(Entries with chart source code)
────
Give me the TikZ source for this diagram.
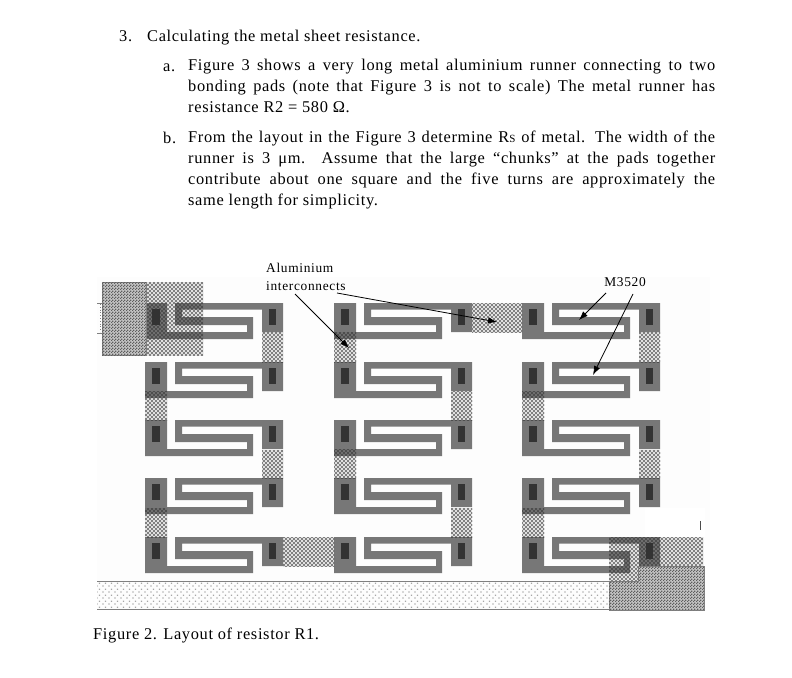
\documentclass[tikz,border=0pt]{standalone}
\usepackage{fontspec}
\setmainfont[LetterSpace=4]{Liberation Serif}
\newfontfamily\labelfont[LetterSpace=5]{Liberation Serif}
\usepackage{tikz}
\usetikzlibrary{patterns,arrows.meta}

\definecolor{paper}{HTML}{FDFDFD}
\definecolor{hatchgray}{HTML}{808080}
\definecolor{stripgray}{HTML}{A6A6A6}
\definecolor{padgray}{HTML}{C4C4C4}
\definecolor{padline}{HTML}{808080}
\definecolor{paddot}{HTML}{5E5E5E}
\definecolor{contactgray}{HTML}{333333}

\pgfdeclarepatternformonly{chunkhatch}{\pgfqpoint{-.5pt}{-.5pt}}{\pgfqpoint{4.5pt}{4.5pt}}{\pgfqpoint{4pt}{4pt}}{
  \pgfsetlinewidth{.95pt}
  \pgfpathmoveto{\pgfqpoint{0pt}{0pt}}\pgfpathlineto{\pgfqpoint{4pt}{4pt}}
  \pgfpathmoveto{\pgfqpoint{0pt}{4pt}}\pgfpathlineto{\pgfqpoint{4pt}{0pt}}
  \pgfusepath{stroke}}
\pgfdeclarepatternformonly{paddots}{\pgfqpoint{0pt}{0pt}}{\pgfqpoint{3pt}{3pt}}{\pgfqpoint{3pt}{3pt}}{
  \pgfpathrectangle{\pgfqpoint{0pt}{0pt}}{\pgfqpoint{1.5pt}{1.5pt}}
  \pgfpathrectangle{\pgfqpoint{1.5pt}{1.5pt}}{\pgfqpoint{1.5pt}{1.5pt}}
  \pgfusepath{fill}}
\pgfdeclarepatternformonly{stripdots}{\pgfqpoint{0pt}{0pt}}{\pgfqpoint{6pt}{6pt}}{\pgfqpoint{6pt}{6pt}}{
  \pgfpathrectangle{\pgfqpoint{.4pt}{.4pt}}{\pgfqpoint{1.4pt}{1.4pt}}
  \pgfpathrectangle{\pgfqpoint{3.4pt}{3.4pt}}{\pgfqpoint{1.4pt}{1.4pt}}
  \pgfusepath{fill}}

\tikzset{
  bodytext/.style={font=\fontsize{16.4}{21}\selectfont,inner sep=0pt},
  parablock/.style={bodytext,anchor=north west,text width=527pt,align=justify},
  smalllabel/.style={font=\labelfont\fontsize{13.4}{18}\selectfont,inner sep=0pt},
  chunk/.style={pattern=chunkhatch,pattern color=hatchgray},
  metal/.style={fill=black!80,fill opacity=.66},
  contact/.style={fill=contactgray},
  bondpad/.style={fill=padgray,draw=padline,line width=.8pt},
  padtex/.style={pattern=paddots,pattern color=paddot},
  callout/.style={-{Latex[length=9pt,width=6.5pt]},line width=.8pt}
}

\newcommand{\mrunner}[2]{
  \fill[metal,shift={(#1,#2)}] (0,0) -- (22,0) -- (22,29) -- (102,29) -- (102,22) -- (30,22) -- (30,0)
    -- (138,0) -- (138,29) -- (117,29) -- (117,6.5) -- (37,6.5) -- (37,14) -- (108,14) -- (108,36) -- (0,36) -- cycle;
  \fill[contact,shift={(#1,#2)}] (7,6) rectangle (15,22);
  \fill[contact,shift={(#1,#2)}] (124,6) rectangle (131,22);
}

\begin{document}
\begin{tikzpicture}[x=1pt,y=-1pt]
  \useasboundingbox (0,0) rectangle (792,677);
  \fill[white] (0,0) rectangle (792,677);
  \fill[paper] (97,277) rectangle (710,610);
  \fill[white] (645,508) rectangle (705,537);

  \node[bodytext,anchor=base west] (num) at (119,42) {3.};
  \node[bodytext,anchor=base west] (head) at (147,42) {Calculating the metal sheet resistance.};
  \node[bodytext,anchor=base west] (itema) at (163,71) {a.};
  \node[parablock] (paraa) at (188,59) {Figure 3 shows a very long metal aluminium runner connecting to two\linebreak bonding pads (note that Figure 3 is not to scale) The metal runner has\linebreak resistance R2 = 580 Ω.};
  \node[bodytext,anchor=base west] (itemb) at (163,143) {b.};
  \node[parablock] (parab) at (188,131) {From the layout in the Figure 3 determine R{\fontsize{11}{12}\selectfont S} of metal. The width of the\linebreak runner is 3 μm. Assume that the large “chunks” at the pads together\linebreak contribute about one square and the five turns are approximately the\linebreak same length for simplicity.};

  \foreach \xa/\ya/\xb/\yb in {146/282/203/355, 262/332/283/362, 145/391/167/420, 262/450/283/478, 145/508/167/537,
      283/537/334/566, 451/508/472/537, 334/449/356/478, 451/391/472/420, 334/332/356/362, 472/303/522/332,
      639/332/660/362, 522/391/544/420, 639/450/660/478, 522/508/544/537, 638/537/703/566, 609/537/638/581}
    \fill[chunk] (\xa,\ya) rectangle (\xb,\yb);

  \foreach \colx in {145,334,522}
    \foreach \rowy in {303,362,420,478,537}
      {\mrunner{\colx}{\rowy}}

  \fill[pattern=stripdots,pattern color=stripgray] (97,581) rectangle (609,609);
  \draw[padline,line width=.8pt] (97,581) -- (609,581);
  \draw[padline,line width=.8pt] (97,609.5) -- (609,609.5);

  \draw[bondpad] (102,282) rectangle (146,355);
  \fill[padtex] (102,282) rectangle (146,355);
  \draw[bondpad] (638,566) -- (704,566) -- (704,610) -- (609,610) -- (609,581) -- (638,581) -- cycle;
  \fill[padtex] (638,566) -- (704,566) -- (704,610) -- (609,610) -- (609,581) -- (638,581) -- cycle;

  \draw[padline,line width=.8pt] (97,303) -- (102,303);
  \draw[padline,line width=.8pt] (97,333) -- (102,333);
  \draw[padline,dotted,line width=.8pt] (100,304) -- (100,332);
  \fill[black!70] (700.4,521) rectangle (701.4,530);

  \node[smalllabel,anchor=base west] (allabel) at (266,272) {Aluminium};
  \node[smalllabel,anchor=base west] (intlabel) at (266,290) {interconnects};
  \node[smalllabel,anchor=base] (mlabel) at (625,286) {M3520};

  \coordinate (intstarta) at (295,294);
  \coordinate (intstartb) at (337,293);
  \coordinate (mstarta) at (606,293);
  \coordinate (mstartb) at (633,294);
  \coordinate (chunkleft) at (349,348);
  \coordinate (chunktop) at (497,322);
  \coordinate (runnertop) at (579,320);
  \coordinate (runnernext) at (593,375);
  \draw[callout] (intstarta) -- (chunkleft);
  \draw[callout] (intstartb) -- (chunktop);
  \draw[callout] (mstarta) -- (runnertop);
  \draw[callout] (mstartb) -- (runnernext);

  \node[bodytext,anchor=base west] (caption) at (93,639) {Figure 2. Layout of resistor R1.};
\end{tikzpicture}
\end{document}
────
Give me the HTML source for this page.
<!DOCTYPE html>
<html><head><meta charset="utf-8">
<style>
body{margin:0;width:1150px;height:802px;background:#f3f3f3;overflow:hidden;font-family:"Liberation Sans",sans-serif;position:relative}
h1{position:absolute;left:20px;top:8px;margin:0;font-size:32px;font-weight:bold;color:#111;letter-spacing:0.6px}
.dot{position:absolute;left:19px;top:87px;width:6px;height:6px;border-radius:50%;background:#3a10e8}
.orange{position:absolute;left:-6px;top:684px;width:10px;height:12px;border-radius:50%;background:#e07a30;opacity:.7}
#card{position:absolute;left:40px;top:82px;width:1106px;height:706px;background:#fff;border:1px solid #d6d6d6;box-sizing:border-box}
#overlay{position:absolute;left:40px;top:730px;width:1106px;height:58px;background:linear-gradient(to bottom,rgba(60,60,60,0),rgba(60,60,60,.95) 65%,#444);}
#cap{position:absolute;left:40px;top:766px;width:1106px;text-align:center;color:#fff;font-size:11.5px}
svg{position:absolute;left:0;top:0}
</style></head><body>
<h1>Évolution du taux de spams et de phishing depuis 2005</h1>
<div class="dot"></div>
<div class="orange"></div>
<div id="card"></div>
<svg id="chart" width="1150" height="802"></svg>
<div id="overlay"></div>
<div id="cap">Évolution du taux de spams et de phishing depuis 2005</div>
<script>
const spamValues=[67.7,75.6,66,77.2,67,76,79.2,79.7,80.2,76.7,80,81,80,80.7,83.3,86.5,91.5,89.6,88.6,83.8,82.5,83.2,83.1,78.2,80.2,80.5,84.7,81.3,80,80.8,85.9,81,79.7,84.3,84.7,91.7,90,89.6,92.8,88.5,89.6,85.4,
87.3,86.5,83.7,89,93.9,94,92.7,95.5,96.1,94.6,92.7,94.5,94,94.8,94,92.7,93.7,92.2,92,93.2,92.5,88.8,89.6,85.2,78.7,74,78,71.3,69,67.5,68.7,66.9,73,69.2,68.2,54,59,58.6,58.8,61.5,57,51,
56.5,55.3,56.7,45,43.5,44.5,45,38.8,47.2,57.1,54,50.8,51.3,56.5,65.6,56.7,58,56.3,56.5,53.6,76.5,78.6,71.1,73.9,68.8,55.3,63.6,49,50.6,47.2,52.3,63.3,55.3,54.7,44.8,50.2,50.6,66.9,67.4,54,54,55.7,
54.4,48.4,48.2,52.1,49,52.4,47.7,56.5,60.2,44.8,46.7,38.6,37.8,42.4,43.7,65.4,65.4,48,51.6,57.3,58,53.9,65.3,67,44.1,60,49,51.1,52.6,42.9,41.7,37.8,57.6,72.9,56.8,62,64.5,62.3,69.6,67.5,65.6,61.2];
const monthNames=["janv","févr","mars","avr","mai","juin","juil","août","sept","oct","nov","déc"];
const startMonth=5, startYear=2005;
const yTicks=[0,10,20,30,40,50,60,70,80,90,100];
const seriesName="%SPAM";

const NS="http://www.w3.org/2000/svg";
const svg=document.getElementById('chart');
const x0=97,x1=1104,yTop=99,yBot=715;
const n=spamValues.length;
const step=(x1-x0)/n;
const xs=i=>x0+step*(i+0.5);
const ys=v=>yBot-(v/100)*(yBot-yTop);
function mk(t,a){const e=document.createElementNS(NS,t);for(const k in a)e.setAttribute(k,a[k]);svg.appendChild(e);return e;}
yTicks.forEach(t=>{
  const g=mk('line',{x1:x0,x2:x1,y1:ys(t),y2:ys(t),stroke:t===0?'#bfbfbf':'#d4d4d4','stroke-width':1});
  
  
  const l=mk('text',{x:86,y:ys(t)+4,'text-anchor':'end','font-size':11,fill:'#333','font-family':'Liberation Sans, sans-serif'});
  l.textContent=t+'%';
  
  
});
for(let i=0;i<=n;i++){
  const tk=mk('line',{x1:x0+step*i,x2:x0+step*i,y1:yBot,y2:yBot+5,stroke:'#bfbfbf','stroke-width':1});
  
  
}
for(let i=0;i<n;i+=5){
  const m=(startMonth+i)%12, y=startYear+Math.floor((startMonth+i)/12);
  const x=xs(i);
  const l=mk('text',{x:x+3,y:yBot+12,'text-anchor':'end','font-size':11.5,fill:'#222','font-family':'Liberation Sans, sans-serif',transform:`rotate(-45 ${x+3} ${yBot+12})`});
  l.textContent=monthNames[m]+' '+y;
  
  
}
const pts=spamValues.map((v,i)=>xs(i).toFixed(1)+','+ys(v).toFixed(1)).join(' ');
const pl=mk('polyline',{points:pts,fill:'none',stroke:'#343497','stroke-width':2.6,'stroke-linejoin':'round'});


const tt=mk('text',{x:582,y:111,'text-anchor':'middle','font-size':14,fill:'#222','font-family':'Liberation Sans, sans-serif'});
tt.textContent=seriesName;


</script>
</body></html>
────
Using the listing above, locate the lines that hold "Give" and copy each one.

Give me the TikZ source for this diagram.
Give me the HTML source for this page.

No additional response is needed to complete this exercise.